- YOUR TASK: In the following material, identify every line holding the string "that" and return it.
====== EXTRACTED ENTRIES ======
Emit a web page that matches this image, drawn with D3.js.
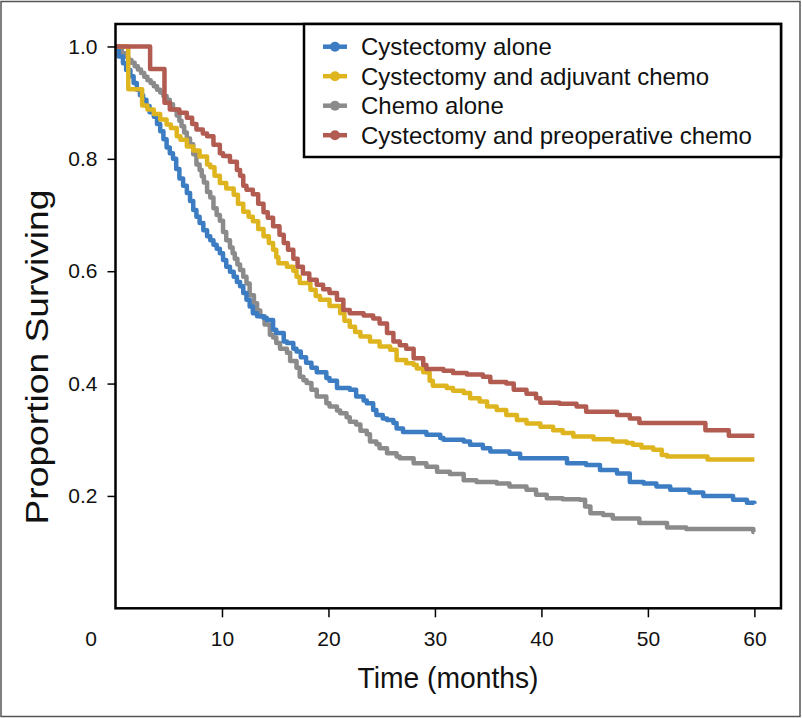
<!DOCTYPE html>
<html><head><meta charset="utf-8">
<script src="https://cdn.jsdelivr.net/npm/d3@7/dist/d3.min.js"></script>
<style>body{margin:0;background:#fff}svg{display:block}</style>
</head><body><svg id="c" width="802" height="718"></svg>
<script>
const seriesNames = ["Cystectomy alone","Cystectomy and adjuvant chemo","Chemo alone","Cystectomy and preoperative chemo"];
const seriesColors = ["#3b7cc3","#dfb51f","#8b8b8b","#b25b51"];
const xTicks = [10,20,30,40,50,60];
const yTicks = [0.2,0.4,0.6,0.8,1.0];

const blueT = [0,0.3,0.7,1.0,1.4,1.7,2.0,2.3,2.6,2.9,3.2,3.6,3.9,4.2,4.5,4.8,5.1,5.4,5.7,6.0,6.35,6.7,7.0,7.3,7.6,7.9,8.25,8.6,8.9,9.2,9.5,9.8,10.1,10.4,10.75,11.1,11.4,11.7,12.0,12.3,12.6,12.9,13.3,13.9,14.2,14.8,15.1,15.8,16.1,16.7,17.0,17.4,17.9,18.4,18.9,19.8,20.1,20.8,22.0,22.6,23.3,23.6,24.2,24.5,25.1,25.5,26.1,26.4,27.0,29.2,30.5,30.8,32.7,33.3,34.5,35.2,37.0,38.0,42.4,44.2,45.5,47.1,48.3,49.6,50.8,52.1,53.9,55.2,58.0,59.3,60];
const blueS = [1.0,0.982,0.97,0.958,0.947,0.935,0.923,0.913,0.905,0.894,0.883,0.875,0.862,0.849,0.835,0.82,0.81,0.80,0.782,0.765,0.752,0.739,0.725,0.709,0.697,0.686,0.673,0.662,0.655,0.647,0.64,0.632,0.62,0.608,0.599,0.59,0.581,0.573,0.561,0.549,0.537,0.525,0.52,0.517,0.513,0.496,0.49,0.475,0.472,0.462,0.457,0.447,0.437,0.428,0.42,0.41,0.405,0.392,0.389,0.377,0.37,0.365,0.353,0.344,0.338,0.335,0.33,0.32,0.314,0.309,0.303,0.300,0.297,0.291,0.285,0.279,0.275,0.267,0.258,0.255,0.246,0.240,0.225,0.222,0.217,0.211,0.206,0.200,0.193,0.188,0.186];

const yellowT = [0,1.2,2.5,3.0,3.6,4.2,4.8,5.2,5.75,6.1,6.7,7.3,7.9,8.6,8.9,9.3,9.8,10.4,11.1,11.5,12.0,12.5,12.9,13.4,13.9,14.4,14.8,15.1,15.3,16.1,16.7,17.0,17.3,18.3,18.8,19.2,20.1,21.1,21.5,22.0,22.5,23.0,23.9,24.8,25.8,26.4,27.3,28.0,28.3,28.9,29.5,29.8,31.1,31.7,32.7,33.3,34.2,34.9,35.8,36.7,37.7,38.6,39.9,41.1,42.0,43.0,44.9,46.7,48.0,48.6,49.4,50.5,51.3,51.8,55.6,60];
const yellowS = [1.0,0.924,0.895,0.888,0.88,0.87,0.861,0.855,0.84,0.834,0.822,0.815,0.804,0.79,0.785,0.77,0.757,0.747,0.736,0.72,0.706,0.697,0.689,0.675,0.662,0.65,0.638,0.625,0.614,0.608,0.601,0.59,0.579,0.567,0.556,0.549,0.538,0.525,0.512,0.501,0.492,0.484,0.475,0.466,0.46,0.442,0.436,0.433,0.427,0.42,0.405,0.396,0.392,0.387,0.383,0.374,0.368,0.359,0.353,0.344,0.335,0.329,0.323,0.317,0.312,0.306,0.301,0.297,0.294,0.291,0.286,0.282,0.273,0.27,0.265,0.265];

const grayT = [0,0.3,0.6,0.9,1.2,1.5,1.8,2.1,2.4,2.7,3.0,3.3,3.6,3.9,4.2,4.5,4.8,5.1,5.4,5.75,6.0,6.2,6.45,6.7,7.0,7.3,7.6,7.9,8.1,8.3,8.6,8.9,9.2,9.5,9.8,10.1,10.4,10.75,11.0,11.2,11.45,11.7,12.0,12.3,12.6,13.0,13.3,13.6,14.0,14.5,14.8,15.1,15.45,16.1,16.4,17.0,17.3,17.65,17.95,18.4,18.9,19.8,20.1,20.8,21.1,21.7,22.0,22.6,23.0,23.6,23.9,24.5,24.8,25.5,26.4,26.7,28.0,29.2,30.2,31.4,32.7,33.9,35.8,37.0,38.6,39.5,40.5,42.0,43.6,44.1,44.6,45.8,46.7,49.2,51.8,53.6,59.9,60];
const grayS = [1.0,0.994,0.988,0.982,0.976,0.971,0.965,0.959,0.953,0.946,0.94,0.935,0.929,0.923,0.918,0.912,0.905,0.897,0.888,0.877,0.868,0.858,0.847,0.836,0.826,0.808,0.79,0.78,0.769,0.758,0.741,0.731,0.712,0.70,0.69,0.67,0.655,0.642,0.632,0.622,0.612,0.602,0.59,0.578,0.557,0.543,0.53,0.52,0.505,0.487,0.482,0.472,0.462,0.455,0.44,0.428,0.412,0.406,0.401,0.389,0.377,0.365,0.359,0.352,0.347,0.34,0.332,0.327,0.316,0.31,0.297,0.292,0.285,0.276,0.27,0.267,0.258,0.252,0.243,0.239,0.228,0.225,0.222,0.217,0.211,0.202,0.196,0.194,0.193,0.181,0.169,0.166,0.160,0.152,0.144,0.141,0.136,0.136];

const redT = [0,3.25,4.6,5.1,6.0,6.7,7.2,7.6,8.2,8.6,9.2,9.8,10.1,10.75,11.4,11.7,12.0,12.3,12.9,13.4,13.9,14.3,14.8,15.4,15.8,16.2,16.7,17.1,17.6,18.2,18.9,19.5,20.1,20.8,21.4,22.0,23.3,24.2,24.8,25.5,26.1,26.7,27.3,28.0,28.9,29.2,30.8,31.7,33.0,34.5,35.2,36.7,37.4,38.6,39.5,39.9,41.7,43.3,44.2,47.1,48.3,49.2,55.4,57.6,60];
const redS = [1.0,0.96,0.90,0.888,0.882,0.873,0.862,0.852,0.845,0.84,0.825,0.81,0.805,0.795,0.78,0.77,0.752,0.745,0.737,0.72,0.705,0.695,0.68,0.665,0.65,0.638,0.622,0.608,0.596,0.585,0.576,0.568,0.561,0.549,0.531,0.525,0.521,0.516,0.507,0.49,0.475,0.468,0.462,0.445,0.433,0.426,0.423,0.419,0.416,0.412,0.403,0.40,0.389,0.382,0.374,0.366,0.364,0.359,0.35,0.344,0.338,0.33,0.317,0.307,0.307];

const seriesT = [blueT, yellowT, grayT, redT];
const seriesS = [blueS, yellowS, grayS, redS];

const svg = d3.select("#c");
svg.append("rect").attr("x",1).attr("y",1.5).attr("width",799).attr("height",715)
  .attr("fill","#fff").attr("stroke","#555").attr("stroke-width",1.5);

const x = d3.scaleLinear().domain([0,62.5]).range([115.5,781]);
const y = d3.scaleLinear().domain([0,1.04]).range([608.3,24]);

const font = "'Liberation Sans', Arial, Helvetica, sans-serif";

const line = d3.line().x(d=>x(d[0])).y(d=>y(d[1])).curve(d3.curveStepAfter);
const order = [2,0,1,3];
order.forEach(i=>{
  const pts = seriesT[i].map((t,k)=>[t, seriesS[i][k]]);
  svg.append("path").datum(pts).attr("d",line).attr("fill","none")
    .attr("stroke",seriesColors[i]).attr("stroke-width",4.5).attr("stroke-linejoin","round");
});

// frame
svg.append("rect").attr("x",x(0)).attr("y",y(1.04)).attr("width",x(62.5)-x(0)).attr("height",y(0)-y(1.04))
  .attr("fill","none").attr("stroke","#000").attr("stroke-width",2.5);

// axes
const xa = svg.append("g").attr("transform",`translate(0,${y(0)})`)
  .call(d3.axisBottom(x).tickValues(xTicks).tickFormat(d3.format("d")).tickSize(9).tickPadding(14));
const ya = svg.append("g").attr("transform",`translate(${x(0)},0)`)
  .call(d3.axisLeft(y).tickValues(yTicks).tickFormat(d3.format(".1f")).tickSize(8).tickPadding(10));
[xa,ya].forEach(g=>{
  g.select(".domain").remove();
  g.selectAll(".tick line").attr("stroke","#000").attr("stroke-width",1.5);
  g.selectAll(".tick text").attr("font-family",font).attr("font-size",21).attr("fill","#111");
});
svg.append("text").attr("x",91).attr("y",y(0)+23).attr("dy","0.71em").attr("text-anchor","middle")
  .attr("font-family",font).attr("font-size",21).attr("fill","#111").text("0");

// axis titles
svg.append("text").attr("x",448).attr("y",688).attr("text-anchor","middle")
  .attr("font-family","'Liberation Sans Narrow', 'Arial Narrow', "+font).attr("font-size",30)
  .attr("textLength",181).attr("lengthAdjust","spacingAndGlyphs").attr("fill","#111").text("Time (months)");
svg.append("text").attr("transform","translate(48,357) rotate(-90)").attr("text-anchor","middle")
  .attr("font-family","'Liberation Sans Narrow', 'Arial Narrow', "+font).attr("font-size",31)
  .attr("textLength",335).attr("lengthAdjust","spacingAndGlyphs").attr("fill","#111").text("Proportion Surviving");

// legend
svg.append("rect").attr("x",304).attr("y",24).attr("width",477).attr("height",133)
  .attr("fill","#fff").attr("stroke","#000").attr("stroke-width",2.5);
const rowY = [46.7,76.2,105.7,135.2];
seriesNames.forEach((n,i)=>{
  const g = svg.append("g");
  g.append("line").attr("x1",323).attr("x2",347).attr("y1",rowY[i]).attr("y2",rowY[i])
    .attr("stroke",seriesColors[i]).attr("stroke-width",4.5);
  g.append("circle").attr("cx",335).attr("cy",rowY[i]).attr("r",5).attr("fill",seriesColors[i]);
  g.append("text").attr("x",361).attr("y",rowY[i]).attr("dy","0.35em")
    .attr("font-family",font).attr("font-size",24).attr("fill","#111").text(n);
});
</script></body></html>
======
====== EXTRACTED ENTRIES ======
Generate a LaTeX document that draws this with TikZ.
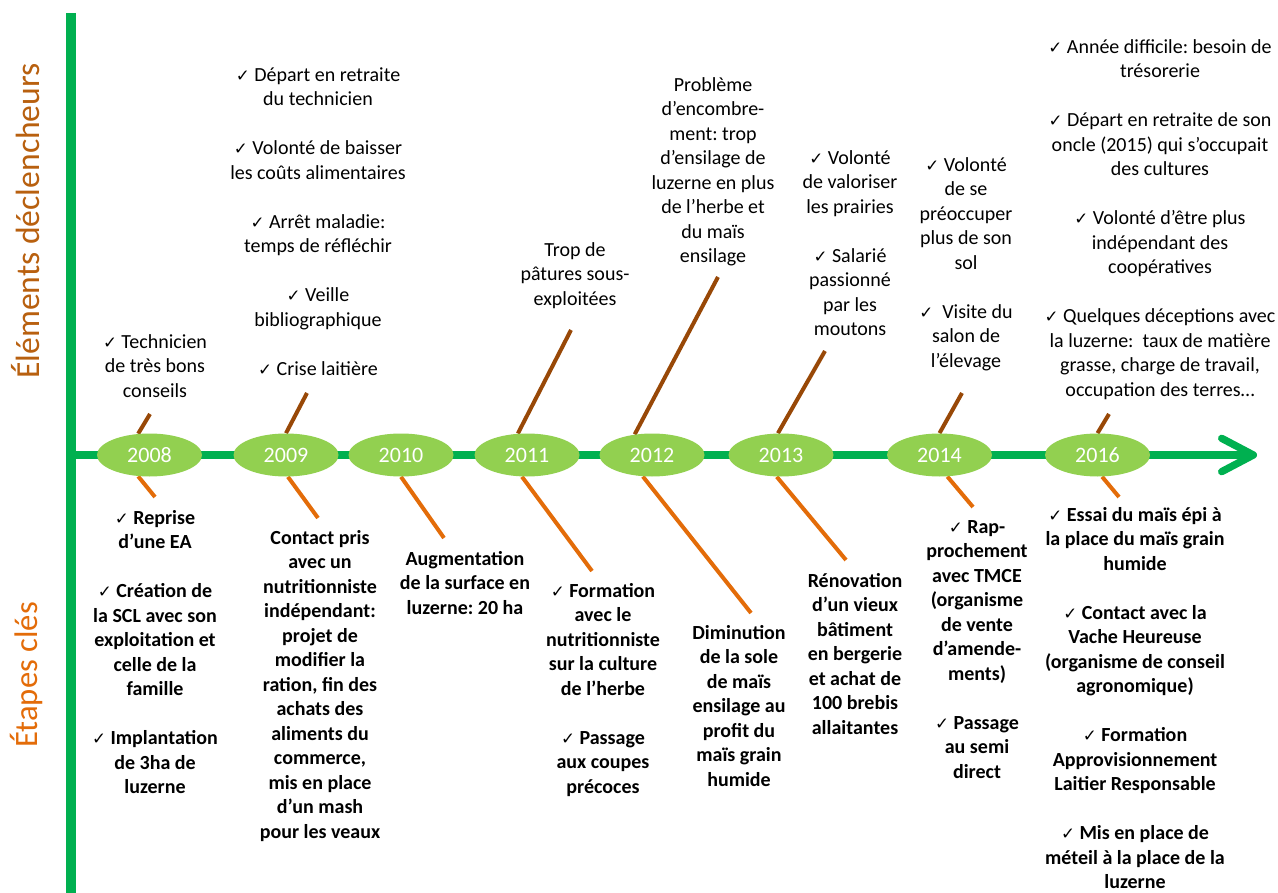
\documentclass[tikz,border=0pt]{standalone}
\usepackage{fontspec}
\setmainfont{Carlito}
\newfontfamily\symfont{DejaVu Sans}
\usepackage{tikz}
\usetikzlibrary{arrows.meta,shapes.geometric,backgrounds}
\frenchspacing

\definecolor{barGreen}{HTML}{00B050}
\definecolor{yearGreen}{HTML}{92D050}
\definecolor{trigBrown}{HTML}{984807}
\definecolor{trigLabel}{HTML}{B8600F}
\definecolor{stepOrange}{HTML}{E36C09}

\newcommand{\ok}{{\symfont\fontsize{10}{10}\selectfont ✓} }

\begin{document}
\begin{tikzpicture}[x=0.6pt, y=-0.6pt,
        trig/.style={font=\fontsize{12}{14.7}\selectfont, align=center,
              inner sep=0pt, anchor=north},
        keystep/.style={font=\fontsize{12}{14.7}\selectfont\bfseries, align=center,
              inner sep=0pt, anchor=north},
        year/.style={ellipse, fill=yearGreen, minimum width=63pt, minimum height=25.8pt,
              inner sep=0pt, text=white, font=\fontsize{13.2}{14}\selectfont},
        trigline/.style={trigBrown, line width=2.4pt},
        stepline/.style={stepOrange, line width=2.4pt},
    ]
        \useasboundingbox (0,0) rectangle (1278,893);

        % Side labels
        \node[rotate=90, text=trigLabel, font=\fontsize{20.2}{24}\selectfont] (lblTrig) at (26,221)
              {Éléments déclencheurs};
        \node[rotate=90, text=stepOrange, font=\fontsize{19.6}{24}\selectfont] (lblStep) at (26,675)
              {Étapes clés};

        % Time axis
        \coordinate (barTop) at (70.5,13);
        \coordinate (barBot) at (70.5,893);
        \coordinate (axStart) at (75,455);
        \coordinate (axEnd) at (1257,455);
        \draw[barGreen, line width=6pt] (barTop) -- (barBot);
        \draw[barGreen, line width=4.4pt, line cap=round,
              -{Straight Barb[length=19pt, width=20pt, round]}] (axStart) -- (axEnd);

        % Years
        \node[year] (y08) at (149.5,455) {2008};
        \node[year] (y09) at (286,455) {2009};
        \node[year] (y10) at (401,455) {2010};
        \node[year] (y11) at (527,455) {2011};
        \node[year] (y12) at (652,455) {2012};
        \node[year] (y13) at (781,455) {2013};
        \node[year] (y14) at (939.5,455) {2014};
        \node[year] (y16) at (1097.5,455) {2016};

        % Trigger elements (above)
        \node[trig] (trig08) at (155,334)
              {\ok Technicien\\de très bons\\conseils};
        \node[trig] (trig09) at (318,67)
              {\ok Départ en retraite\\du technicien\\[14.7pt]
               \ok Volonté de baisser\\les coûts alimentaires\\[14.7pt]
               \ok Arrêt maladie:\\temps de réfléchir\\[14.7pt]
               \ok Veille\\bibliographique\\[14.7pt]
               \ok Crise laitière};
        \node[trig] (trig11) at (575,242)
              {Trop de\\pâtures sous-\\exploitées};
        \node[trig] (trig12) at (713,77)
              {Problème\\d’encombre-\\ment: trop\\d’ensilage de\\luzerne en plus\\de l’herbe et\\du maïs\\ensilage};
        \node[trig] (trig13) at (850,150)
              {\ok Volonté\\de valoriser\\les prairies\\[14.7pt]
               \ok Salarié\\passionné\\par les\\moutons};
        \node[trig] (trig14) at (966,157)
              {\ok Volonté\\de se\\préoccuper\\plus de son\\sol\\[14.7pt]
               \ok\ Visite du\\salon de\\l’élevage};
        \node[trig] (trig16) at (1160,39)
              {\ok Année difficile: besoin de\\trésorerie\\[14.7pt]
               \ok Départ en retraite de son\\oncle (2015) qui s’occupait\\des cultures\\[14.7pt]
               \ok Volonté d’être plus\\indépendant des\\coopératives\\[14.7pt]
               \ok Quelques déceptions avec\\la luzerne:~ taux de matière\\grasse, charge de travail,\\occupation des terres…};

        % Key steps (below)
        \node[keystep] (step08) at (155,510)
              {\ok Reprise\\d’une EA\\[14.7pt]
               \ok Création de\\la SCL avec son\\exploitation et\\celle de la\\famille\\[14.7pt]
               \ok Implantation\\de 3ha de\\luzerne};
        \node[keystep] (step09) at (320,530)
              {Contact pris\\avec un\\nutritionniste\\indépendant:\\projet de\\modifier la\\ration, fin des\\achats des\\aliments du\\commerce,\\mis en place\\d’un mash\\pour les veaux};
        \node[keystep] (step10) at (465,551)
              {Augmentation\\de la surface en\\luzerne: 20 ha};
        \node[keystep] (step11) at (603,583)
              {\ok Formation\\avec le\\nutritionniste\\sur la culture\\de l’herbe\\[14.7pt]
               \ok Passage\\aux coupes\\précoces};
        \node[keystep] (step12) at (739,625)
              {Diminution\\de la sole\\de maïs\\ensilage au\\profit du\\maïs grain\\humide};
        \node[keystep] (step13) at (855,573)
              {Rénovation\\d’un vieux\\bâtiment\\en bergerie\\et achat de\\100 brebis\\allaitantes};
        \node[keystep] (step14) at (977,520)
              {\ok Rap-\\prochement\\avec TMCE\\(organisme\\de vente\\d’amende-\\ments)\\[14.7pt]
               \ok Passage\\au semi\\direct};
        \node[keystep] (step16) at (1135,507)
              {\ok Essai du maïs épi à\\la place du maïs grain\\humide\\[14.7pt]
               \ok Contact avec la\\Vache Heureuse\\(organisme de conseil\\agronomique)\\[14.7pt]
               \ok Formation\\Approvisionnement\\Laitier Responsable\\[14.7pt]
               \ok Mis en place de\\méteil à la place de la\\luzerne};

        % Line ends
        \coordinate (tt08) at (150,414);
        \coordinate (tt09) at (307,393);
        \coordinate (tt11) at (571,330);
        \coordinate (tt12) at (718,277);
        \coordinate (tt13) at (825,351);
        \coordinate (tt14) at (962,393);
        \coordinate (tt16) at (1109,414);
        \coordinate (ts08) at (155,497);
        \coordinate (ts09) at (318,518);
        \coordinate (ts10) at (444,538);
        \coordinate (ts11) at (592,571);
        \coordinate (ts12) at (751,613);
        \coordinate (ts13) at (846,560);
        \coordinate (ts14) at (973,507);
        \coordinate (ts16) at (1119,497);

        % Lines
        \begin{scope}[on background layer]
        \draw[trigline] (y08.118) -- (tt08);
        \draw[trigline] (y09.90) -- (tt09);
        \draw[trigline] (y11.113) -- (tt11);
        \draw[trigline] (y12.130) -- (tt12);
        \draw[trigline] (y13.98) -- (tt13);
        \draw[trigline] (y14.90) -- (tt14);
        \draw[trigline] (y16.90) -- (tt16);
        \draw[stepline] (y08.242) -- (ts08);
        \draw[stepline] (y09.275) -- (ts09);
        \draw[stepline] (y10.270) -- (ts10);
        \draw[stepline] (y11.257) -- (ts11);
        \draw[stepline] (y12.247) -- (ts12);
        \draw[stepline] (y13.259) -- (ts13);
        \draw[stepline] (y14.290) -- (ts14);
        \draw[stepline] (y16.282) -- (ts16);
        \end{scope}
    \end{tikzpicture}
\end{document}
======
====== EXTRACTED ENTRIES ======
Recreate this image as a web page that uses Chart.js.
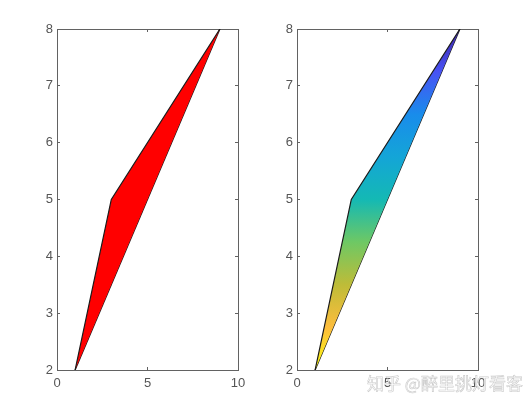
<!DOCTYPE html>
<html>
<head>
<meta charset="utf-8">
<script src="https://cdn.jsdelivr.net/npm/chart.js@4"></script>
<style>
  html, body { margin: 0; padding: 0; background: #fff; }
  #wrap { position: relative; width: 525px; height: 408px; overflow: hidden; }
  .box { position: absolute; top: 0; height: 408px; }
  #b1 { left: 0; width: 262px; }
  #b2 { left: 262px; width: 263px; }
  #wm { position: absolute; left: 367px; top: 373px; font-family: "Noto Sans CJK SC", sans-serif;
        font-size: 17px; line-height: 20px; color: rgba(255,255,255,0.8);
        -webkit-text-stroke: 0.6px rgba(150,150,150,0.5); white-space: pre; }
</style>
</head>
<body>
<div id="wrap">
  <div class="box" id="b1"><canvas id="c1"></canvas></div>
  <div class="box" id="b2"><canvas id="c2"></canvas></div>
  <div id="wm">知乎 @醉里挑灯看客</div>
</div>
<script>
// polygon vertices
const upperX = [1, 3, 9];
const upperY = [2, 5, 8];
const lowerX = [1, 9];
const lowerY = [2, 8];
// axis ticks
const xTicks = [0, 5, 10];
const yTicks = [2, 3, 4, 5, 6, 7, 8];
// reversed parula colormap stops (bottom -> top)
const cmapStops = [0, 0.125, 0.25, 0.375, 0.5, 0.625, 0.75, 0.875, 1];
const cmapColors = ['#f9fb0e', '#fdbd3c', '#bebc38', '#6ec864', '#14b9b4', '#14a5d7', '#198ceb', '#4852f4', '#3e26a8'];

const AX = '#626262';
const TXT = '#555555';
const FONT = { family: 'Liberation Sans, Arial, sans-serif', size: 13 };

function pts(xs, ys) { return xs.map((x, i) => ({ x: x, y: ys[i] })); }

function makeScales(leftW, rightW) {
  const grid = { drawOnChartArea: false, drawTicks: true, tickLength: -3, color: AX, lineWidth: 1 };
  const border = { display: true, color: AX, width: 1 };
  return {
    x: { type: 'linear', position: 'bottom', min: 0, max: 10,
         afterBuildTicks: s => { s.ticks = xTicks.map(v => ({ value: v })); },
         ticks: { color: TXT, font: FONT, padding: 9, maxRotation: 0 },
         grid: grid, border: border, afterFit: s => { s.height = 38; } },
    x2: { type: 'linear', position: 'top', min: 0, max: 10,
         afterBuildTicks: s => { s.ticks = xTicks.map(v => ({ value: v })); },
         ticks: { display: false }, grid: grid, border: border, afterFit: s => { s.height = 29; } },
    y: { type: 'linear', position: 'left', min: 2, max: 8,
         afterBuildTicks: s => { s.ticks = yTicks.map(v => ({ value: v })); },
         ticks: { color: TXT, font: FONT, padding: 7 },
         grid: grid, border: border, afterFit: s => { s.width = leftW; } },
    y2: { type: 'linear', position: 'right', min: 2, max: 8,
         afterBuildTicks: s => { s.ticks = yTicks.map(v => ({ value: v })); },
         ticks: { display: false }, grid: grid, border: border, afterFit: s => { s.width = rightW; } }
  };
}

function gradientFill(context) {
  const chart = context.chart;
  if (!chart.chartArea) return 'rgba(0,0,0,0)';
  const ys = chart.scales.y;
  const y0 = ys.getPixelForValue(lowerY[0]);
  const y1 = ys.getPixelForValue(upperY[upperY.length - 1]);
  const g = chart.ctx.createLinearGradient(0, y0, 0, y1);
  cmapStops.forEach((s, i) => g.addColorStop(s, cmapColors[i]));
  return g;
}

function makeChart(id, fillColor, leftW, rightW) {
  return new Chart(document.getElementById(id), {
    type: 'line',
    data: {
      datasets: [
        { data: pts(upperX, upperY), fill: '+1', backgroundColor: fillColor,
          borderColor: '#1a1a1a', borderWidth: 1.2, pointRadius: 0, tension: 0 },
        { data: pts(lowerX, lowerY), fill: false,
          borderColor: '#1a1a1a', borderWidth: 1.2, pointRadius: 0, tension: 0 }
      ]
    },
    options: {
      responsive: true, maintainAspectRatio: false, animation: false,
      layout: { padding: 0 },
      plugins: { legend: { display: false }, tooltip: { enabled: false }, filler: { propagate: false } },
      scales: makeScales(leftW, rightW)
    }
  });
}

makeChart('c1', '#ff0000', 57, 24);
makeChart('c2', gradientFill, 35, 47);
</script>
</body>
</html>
======
- FINAL ANSWER:
Emit a web page that matches this image, drawn with D3.js.
Generate a LaTeX document that draws this with TikZ.
Recreate this image as a web page that uses Chart.js.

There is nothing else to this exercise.